Frank Anthony Bruni (born on October 31, 1964, in White Plains, New York) was the chief restaurant critic of The New York Times, a position he held from 2004 to 2009. He graduated Phi Beta Kappa from the University of North Carolina at Chapel Hill in 1986 with a B.A. in English. He was a Morehead Scholar and on the staff of the student paper, The Daily Tar Heel. Bruni graduated second in his class with an M.S. degree in journalism from the Columbia University Graduate School of Journalism. At Columbia he also won a Pulitzer Traveling Fellowship.
Immediately prior to becoming the chief restaurant critic for the Times, Frank Bruni was the Rome bureau chief (July 2002–March 2004) and a reporter in the Washington, D.C., bureau (December 1998–May 2002).
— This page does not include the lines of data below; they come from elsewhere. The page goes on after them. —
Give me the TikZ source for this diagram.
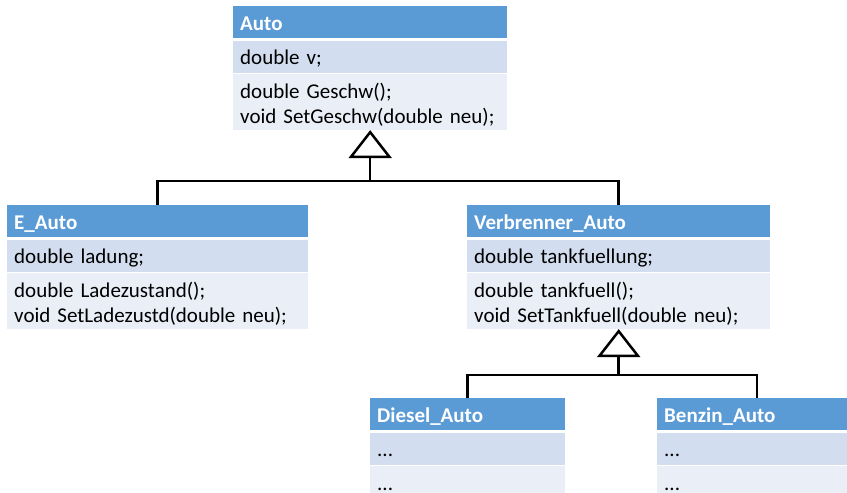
\documentclass[tikz,border=0pt]{standalone}
\usepackage{fontspec}
\setmainfont{Carlito}
\usetikzlibrary{positioning,arrows.meta}
\definecolor{kopfblau}{HTML}{5B9BD5}
\definecolor{attrblau}{HTML}{D2DEEF}
\definecolor{methblau}{HTML}{EAEFF7}
\newcommand\kfont{\fontsize{21}{25}\selectfont}
\newcommand\erst{\rule{0pt}{20pt}}

\begin{document}
\begin{tikzpicture}[x=1pt,y=-1pt,
  kopf/.style={fill=kopfblau,text=white,font=\kfont\bfseries,minimum height=32pt,text height=18pt,text depth=2pt,inner xsep=7pt,inner ysep=0pt,align=left,anchor=north west},
  attr/.style={fill=attrblau,font=\kfont,minimum height=32pt,text height=18pt,text depth=2pt,inner xsep=7pt,inner ysep=0pt,align=left},
  meth/.style={fill=methblau,font=\kfont,inner xsep=7pt,inner ysep=4pt,align=left},
  linie/.style={line width=2.5pt},
  erbt/.style={linie,-{Triangle[open,length=28pt,width=43pt]}}]

\useasboundingbox (0,0) rectangle (847,493);

\node[kopf,text width=260pt] (auto) at (233,6) {Auto};
\node[attr,text width=260pt,below=2pt of auto.south west,anchor=north west] (autoA) {double v;};
\node[meth,text width=260pt,below=1pt of autoA.south west,anchor=north west] (autoM) {\erst double Geschw();\\void SetGeschw(double neu);};

\node[kopf,text width=287pt] (eauto) at (7,205) {E\_Auto};
\node[attr,text width=287pt,below=2pt of eauto.south west,anchor=north west] (eautoA) {double ladung;};
\node[meth,text width=287pt,below=1pt of eautoA.south west,anchor=north west] (eautoM) {\erst double Ladezustand();\\void SetLadezustd(double neu);};

\node[kopf,text width=289pt] (verb) at (467,205) {Verbrenner\_Auto};
\node[attr,text width=289pt,below=2pt of verb.south west,anchor=north west] (verbA) {double tankfuellung;};
\node[meth,text width=289pt,below=1pt of verbA.south west,anchor=north west] (verbM) {\erst double tankfuell();\\void SetTankfuell(double neu);};

\node[kopf,text width=181pt] (diesel) at (370,398) {Diesel\_Auto};
\node[attr,text width=181pt,below=2pt of diesel.south west,anchor=north west] (dieselA) {...};
\node[meth,text width=181pt,below=1pt of dieselA.south west,anchor=north west] (dieselM) {\erst ...};

\node[kopf,text width=186pt] (benzin) at (657,398) {Benzin\_Auto};
\node[attr,text width=186pt,below=2pt of benzin.south west,anchor=north west] (benzinA) {...};
\node[meth,text width=186pt,below=1pt of benzinA.south west,anchor=north west] (benzinM) {\erst ...};

\coordinate[below=51pt of autoM.south] (j1);
\draw[linie] (eauto.north) |- (j1) -| (verb.north);
\draw[erbt] (j1) -- (autoM.south);

\coordinate[below=46pt of verbM.south] (j2);
\draw[linie] (diesel.north) |- (j2) -| (benzin.north);
\draw[erbt] (j2) -- (verbM.south);
\end{tikzpicture}
\end{document}
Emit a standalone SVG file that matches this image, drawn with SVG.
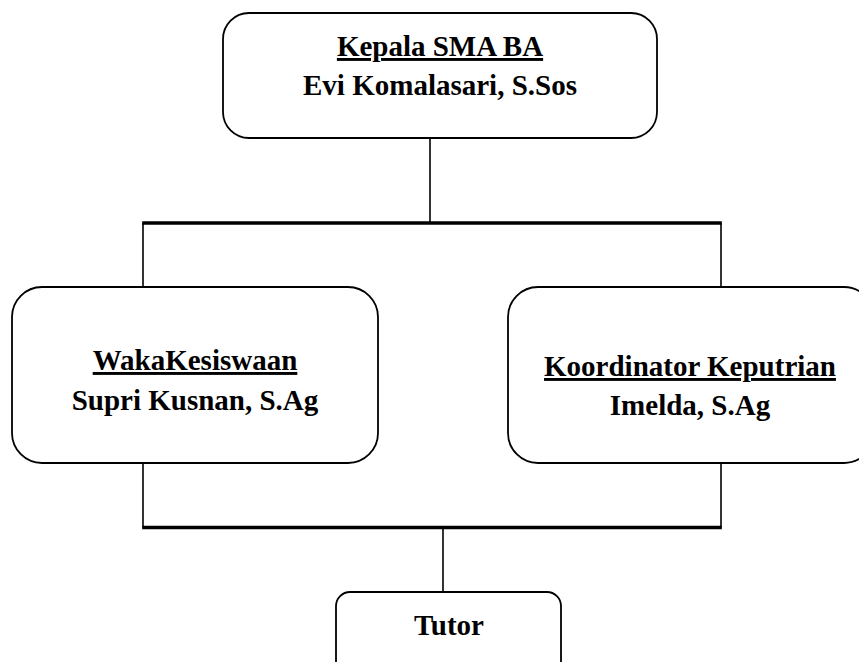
<svg xmlns="http://www.w3.org/2000/svg" width="859" height="662" viewBox="0 0 859 662">
<style>
.box{fill:#fff;stroke:#000;stroke-width:1.8}
.thin{stroke:#000;stroke-width:1.6;fill:none}
.bus{stroke:#000;stroke-width:3.5;fill:none}
text{font-family:"Liberation Serif","Times New Roman",serif;font-weight:bold;font-size:29px;fill:#000;text-anchor:middle}
.u{text-decoration:underline}
</style>
<rect width="859" height="662" fill="#fff"/>
<g id="connectors">
<line class="thin" x1="430" y1="138" x2="430" y2="223"/>
<line class="thin" x1="143" y1="223" x2="143" y2="288"/>
<line class="thin" x1="721" y1="223" x2="721" y2="288"/>
<line class="bus" x1="142.2" y1="223" x2="721.8" y2="223"/>
<line class="thin" x1="143" y1="463" x2="143" y2="527.5"/>
<line class="thin" x1="721" y1="463" x2="721" y2="527.5"/>
<line class="bus" x1="142.2" y1="527.5" x2="721.8" y2="527.5"/>
<line class="thin" x1="443" y1="527.5" x2="443" y2="592"/>
</g>
<g id="kepala">
<rect class="box" x="223" y="13" width="434" height="125" rx="26"/>
<text x="440" y="56" class="u">Kepala SMA BA</text>
<text x="440" y="95">Evi Komalasari, S.Sos</text>
</g>
<g id="waka">
<rect class="box" x="12" y="287" width="366" height="176" rx="30"/>
<text x="195" y="370" class="u">WakaKesiswaan</text>
<text x="195" y="410">Supri Kusnan, S.Ag</text>
</g>
<g id="koordinator">
<rect class="box" x="508" y="287" width="366" height="176" rx="30"/>
<text x="690" y="376" class="u">Koordinator Keputrian</text>
<text x="690" y="415">Imelda, S.Ag</text>
</g>
<g id="tutor">
<rect class="box" x="336" y="592" width="225" height="100" rx="14"/>
<text x="449" y="635">Tutor</text>
</g>
</svg>
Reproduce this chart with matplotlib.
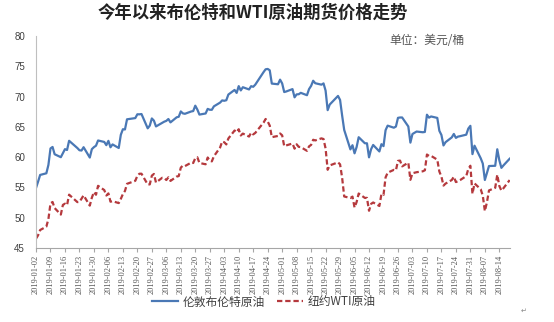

While in D.C., Bruni was assigned to cover Capitol Hill, Congress, Governor George W. Bush's presidential campaign, and the White House. Before this (1990–1995), Bruni worked for the Detroit Free Press in an assortment of positions including covering the Persian Gulf War. In 1995, Bruni joined The New York Times as a metropolitan reporter and often wrote for the Sunday magazine and for Sunday Arts.
Bruni wrote in Men's Vogue of his search for a workout to combat the calories he consumes as a food writer, and in the April 2008 issue he wrote about his addiction to sleeping pills. Bruni's book, Born Round: The Secret History of a Full-Time Eater was released in 2009, and since then he has written general interest and food-related columns for the Times, in part filling the "food writer at large" role that had been unfilled since the 2006 death of the Times' legendary reporter R. W. Apple., Jr.